How to be prepared for opening day for a seasonal park

3/15/2019 Best Practices

If you operate a seasonal park, the weeks and months leading up to your opening day are no doubt an extremely busy time as you prepare to welcome your first group of guests. Here are a few extra tips to help you get ready:

1. Do a “first impressions” reality check. Pretend you’re a first-time visitor as you enter your park. What are your honest first impressions? Is your signage easy to read and well-maintained? How about your landscaping? Does it need any extra TLC? And how about the entrance to your office? Does it send a clear message that guests are welcome here? Pre-opening is a great time to make any tweaks that can turn a good first impression into a great one.

2. Head off any potential problems with utilities. Test every faucet, hose bib, electrical connection and outlet to ensure they’re in good working order. While you’re at it, check your wi-fi strength and coverage, cable or satellite TV service and any equipment guests may use such as washers and dryers.

3. Check your pedestals for reverse polarity. This is a potentially dangerous situation that occurs when the hot and neutral wires in an electrical circuit become switched and can create a shock hazard. Reverse polarity can also be introduced into your electrical distribution system through a guest’s RV, but if you know your pedestals are OK, it will be easier to start pinpointing which RV is causing the problem.

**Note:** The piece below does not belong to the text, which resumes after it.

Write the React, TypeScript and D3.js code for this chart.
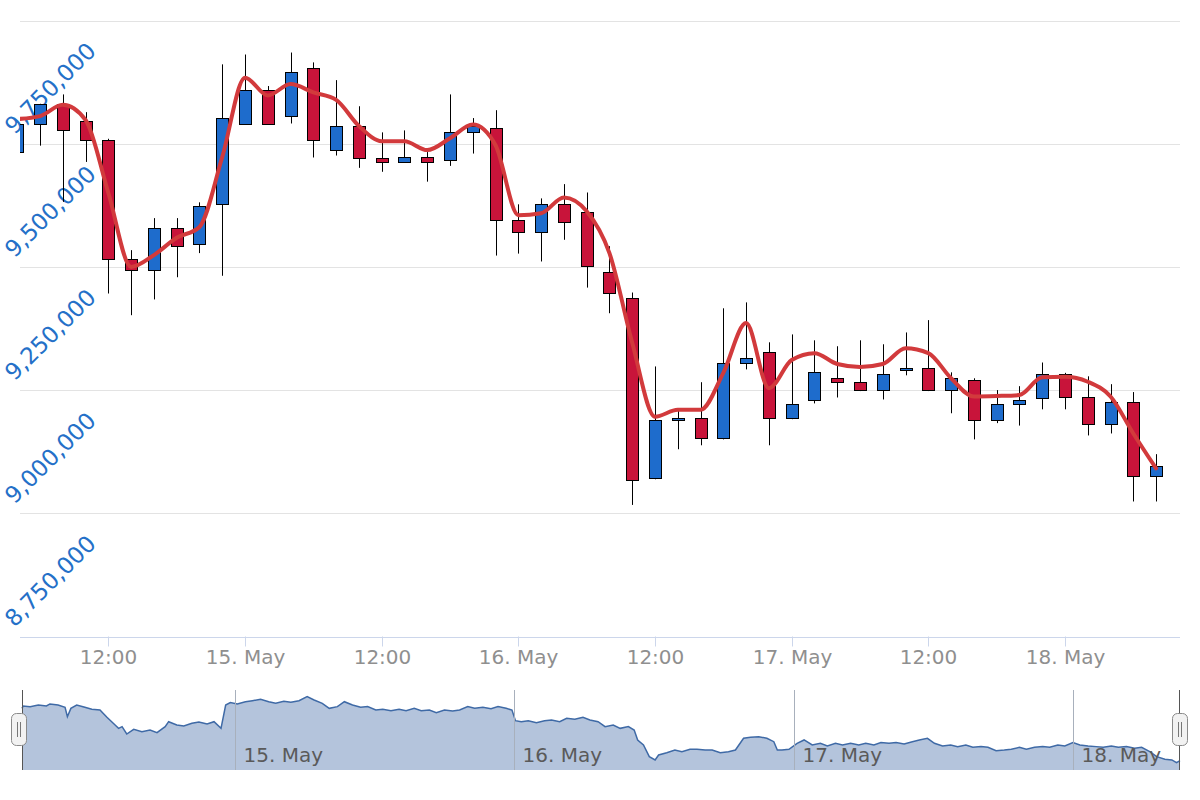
import React from 'react';
import * as d3 from 'd3';

const BASE = Date.UTC(2019, 4, 14);
const HOUR = 3600 * 1000;

// 2-hourly candles starting 14 May 04:00
const candleHours = d3.range(4, 105, 2);
const opens = [9733000, 9789000, 9830000, 9797000, 9757000, 9517000, 9493000, 9578000, 9546000, 9627000,
  9789000, 9858000, 9806000, 9903000, 9737000, 9785000, 9720000, 9712000, 9724000, 9716000,
  9773000, 9781000, 9595000, 9570000, 9627000, 9611000, 9489000, 9436000, 9071000, 9189000,
  9193000, 9152000, 9306000, 9327000, 9193000, 9229000, 9274000, 9266000, 9250000, 9290000,
  9294000, 9250000, 9270000, 9189000, 9221000, 9233000, 9282000, 9237000, 9181000, 9225000, 9075000];
const highs = [9798000, 9831000, 9850000, 9814000, 9760000, 9534000, 9599000, 9599000, 9631000, 9911000,
  9931000, 9867000, 9935000, 9915000, 9879000, 9826000, 9773000, 9777000, 9733000, 9850000,
  9802000, 9818000, 9627000, 9639000, 9668000, 9651000, 9542000, 9448000, 9298000, 9213000,
  9266000, 9416000, 9428000, 9347000, 9363000, 9351000, 9339000, 9351000, 9343000, 9367000,
  9392000, 9286000, 9274000, 9250000, 9258000, 9306000, 9285000, 9278000, 9262000, 9246000, 9120000];
const lows = [9727000, 9746000, 9632000, 9713000, 9446000, 9402000, 9434000, 9479000, 9528000, 9482000,
  9788000, 9789000, 9791000, 9722000, 9726000, 9701000, 9693000, 9711000, 9673000, 9705000,
  9730000, 9523000, 9527000, 9511000, 9555000, 9458000, 9406000, 9017000, 9069000, 9130000,
  9138000, 9150000, 9292000, 9138000, 9191000, 9223000, 9235000, 9248000, 9231000, 9280000,
  9248000, 9203000, 9150000, 9183000, 9178000, 9211000, 9211000, 9158000, 9162000, 9024000, 9024000];
const closes = [9790000, 9830000, 9777000, 9757000, 9517000, 9493000, 9578000, 9542000, 9623000, 9802000,
  9858000, 9789000, 9895000, 9757000, 9785000, 9720000, 9712000, 9724000, 9712000, 9773000,
  9785000, 9595000, 9570000, 9627000, 9591000, 9501000, 9448000, 9067000, 9189000, 9193000,
  9152000, 9306000, 9315000, 9193000, 9221000, 9286000, 9266000, 9250000, 9282000, 9294000,
  9250000, 9274000, 9189000, 9221000, 9229000, 9282000, 9237000, 9181000, 9225000, 9075000, 9095000];
const lineValues = [9800000, 9806000, 9829000, 9798000, 9650000, 9500000, 9524000, 9559000, 9581000, 9723000,
  9884000, 9848000, 9871000, 9854000, 9839000, 9786000, 9755000, 9755000, 9737000, 9761000,
  9789000, 9747000, 9605000, 9609000, 9641000, 9613000, 9528000, 9346000, 9196000, 9210000,
  9210000, 9285000, 9386000, 9254000, 9311000, 9325000, 9303000, 9297000, 9303000, 9335000,
  9325000, 9274000, 9237000, 9238000, 9240000, 9276000, 9277000, 9267000, 9237000, 9162000, 9091000];

// navigator series (hours after 14 May 00:00, value)
const navHours = [5.7, 5.8, 6.4, 7.1, 7.8, 8.1, 8.8, 9.4, 9.6, 9.9, 10.4, 11.1, 11.7, 12.4, 13.0, 13.7, 14.0, 14.3, 14.7, 15.3,
  16.0, 16.7, 17.3, 18.0, 18.3, 19.0, 19.6, 20.3, 20.9, 21.6, 22.2, 22.8, 23.2, 23.6, 24.2, 24.9, 25.5, 26.2, 26.9, 27.5,
  28.2, 28.8, 29.5, 30.2, 30.8, 31.5, 32.1, 32.8, 33.4, 34.1, 34.8, 35.4, 36.1, 36.7, 37.4, 38.1, 38.7, 39.4, 40.0, 40.7,
  41.3, 42.0, 42.7, 43.3, 44.0, 44.6, 45.3, 46.0, 46.6, 47.3, 47.8, 48.1, 48.6, 49.2, 49.9, 50.6, 51.2, 51.9, 52.5, 53.2,
  53.9, 54.5, 55.2, 55.8, 56.5, 57.1, 57.8, 58.3, 58.6, 59.1, 59.6, 60.1, 60.4, 61.1, 61.8, 62.4, 63.1, 63.7, 64.4, 65.0,
  65.7, 66.4, 67.0, 67.7, 68.3, 69.0, 69.7, 70.3, 70.6, 71.0, 71.6, 72.3, 72.9, 73.6, 74.3, 74.9, 75.6, 76.2, 76.9, 77.6,
  78.2, 78.9, 79.5, 80.2, 80.8, 81.5, 82.2, 82.8, 83.5, 84.1, 84.8, 85.5, 86.1, 86.8, 87.4, 88.1, 88.7, 89.4, 90.1, 90.7,
  91.4, 92.0, 92.7, 93.4, 94.0, 94.7, 95.3, 96.0, 96.6, 97.3, 98.0, 98.6, 99.3, 99.9, 100.6, 101.3, 101.9, 102.6, 103.2, 103.9,
  104.5, 104.9, 105.2];
const navValues = [9746000, 9776000, 9768000, 9789000, 9776000, 9802000, 9789000, 9759000, 9640000, 9746000, 9789000, 9759000, 9734000, 9725000, 9632000, 9534000, 9491000, 9513000, 9419000, 9479000,
  9449000, 9470000, 9436000, 9513000, 9576000, 9534000, 9521000, 9555000, 9572000, 9547000, 9576000, 9491000, 9789000, 9819000, 9802000, 9831000, 9844000, 9861000, 9831000, 9810000,
  9836000, 9823000, 9844000, 9895000, 9853000, 9810000, 9746000, 9768000, 9831000, 9789000, 9759000, 9768000, 9725000, 9734000, 9717000, 9734000, 9717000, 9746000, 9717000, 9725000,
  9691000, 9725000, 9712000, 9725000, 9768000, 9746000, 9759000, 9742000, 9768000, 9746000, 9725000, 9589000, 9576000, 9589000, 9564000, 9589000, 9598000, 9576000, 9619000, 9606000,
  9632000, 9598000, 9576000, 9513000, 9534000, 9491000, 9513000, 9470000, 9343000, 9279000, 9130000, 9088000, 9151000, 9181000, 9215000, 9194000, 9224000, 9224000, 9215000, 9215000,
  9181000, 9194000, 9215000, 9364000, 9377000, 9385000, 9364000, 9321000, 9215000, 9215000, 9224000, 9300000, 9343000, 9279000, 9300000, 9266000, 9300000, 9279000, 9300000, 9279000,
  9300000, 9279000, 9309000, 9300000, 9309000, 9292000, 9321000, 9343000, 9364000, 9300000, 9266000, 9279000, 9258000, 9279000, 9249000, 9258000, 9249000, 9207000, 9215000, 9224000,
  9249000, 9224000, 9249000, 9258000, 9249000, 9279000, 9266000, 9309000, 9279000, 9266000, 9258000, 9249000, 9266000, 9249000, 9258000, 9236000, 9249000, 9194000, 9130000, 9096000,
  9088000, 9054000, 9079000];

const yGridTicks = [8750000, 9000000, 9250000, 9500000, 9750000, 10000000];
const yLabelTicks = [8750000, 9000000, 9250000, 9500000, 9750000];

const toDate = (h: number) => new Date(BASE + h * HOUR);

const PL = 20, PR = 1180, PT = 20.5, PB = 636.5;
const NL = 22, NR = 1180, NT = 690, NB = 770;
const FONT = '"DejaVu Sans", Verdana, sans-serif';

export default function App() {
  const x = d3.scaleUtc().domain([toDate(4.24), toDate(106.1)]).range([PL, PR]);
  const y = d3.scaleLinear().domain([8750000, 10000000]).range([PB, PT]);
  const xn = d3.scaleUtc().domain([toDate(5.7), toDate(105.2)]).range([NL, NR]);
  const yn = d3.scaleLinear().domain([8960000, 9980000]).range([NB, NT]);

  const candles = candleHours.map((h, i) => ({
    t: toDate(h), o: opens[i], h: highs[i], l: lows[i], c: closes[i], v: lineValues[i],
  }));
  const lineGen = d3.line<any>().x(d => x(d.t)).y(d => y(d.v)).curve(d3.curveMonotoneX);
  const nav = navHours.map((h, i) => ({ t: toDate(h), v: navValues[i] }));
  const navArea = d3.area<any>().x(d => xn(d.t)).y0(NB).y1(d => yn(d.v));
  const navLine = d3.line<any>().x(d => xn(d.t)).y(d => yn(d.v));

  const xTicks = x.ticks(d3.utcHour.every(12) as any);
  const fmtX = (d: Date) => d.getUTCHours() === 0 ? d3.utcFormat('%-d. %b')(d) : d3.utcFormat('%H:%M')(d);
  const navTicks = xn.ticks(d3.utcDay.every(1) as any);
  const fmtNav = d3.utcFormat('%-d. %b');
  const fmtY = d3.format(',');

  const RED = '#c8143a';
  const BLUE = '#1e6ccc';

  return (
    <svg width={1200} height={800} style={{ position: 'absolute', left: 0, top: 0, background: '#fff' }}
      fontFamily={FONT}>
      <defs>
        <clipPath id="plotClip">
          <rect x={PL} y={0} width={PR - PL} height={PB + 1} />
        </clipPath>
      </defs>
      <rect x={0} y={0} width={1200} height={800} fill="#fff" />
      {yGridTicks.map(v => (
        <line key={v} x1={PL} x2={PR} y1={Math.round(y(v)) + 0.5} y2={Math.round(y(v)) + 0.5}
          stroke={v === 8750000 ? '#ccd6eb' : '#e3e3e3'} strokeWidth={1} />
      ))}
      {xTicks.map(t => {
        const xx = Math.round(x(t)) + 0.5;
        return (
          <g key={+t}>
            <line x1={xx} x2={xx} y1={PB} y2={PB + 10} stroke="#ccd6eb" />
            <text x={xx} y={664} textAnchor="middle" fontSize={20} fill="#8f8f8f">{fmtX(t)}</text>
          </g>
        );
      })}
      {yLabelTicks.map(v => (
        <text key={v} transform={`translate(14.5,${y(v) - 8.5}) rotate(-45)`} fontSize={23} fill="#2470c8">
          {fmtY(v)}
        </text>
      ))}
      <g clipPath="url(#plotClip)">
        {candles.map((d, i) => {
          const cx = Math.round(x(d.t)) + 0.5;
          const top = Math.round(y(Math.max(d.o, d.c))) + 0.5;
          const bot = Math.round(y(Math.min(d.o, d.c))) + 0.5;
          const up = d.c >= d.o;
          return (
            <g key={i}>
              <line x1={cx} x2={cx} y1={y(d.h)} y2={y(d.l)} stroke="#000" strokeWidth={1} />
              <rect x={cx - 6} y={top} width={12} height={Math.max(bot - top, 1)}
                fill={up ? BLUE : RED} stroke="#000" strokeWidth={1} />
            </g>
          );
        })}
        <path d={lineGen(candles) || ''} fill="none" stroke="#d23a3c" strokeWidth={4}
          strokeLinejoin="round" strokeLinecap="round" />
      </g>
      {/* navigator */}
      <path d={navArea(nav) || ''} fill="#b4c4dc" />
      <path d={navLine(nav) || ''} fill="none" stroke="#3f6aa6" strokeWidth={1.5} />
      {navTicks.map(t => {
        const xx = Math.round(xn(t)) + 0.5;
        return (
          <g key={+t}>
            <line x1={xx} x2={xx} y1={NT} y2={NB} stroke="#a8b0bc" strokeWidth={1} />
            <text x={xx + 8} y={762} fontSize={20} fill="#5a5a5a">{fmtNav(t)}</text>
          </g>
        );
      })}
      <line x1={NL + 0.5} x2={NL + 0.5} y1={NT} y2={NB} stroke="#555" strokeWidth={1} />
      <line x1={NR - 0.5} x2={NR - 0.5} y1={NT} y2={NB} stroke="#555" strokeWidth={1} />
      {[19, 1180].map(hx => (
        <g key={hx}>
          <rect x={hx - 7.5} y={713.5} width={15} height={32} rx={5} fill="#f2f2f2" stroke="#8a8a8a" strokeWidth={1} />
          <line x1={hx - 1.5} x2={hx - 1.5} y1={722} y2={737} stroke="#777" />
          <line x1={hx + 1.5} x2={hx + 1.5} y1={722} y2={737} stroke="#777" />
        </g>
      ))}
    </svg>
  );
}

Before his season begins, Michael Hobby, CPO, OHC, owner of ARVC member-park Moon Landing RV Park & Marina in Cross Hill, S.D., uses a 50 AMP RV site circuit tester to check every one of his pedestals. “It’s cheap insurance,” he says. “In a park you have literally hundreds of outlets and you have hundreds of opportunities for something to go wrong.” Whenever Hobby’s maintenance team finds any issues, he brings in a licensed electrician to repair them. Learn more about reverse polarity here.

4. Make a list of things guests have given negative feedback on. Prioritize them, then address as many of them as you realistically can. Returning guests will notice these changes and appreciate your efforts.

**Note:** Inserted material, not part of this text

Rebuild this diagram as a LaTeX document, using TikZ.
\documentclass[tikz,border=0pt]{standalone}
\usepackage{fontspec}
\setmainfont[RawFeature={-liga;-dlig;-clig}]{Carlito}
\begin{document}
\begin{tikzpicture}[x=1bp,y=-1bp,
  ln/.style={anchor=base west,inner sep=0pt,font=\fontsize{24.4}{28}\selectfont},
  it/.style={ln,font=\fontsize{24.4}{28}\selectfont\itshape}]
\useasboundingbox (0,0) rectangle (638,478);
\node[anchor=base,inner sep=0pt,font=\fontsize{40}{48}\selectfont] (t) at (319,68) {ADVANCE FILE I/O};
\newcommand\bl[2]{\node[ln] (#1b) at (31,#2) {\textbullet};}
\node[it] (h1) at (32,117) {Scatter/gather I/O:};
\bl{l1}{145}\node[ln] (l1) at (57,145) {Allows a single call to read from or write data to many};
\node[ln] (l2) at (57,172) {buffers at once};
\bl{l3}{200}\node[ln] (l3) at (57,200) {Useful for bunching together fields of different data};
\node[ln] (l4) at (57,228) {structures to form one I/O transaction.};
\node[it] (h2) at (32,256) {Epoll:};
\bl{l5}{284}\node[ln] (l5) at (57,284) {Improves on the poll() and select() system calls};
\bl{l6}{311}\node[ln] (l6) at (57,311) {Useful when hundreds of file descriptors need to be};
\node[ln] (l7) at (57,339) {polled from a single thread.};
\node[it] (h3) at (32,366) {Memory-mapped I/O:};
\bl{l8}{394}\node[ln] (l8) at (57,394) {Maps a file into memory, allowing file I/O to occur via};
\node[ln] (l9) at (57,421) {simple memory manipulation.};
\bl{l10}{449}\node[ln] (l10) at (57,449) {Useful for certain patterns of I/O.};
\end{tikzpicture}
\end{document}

5. Check out your recreational equipment. Make sure all of the balls, nets and other equipment you need for of your recreational activities are in good condition or determine if it’s time to repair or replace them.


Your Hard Work Will Pay Off
Taking care of these issues before your park opens will give you more valuable time for your guests.

Jim Button, OHE, has owned ARVC member-park Evergreen Campsites & Resort in Wild Rose, Wis. for more than 20 years, so he’s been through a lot of opening seasons. “The single most important lesson is that getting ready for the season is equivalent to getting your home ready for a special event,” he says. “We put in the time to make the campground look pristine and well maintained so we can focus our energies during the summer on our camper experience.”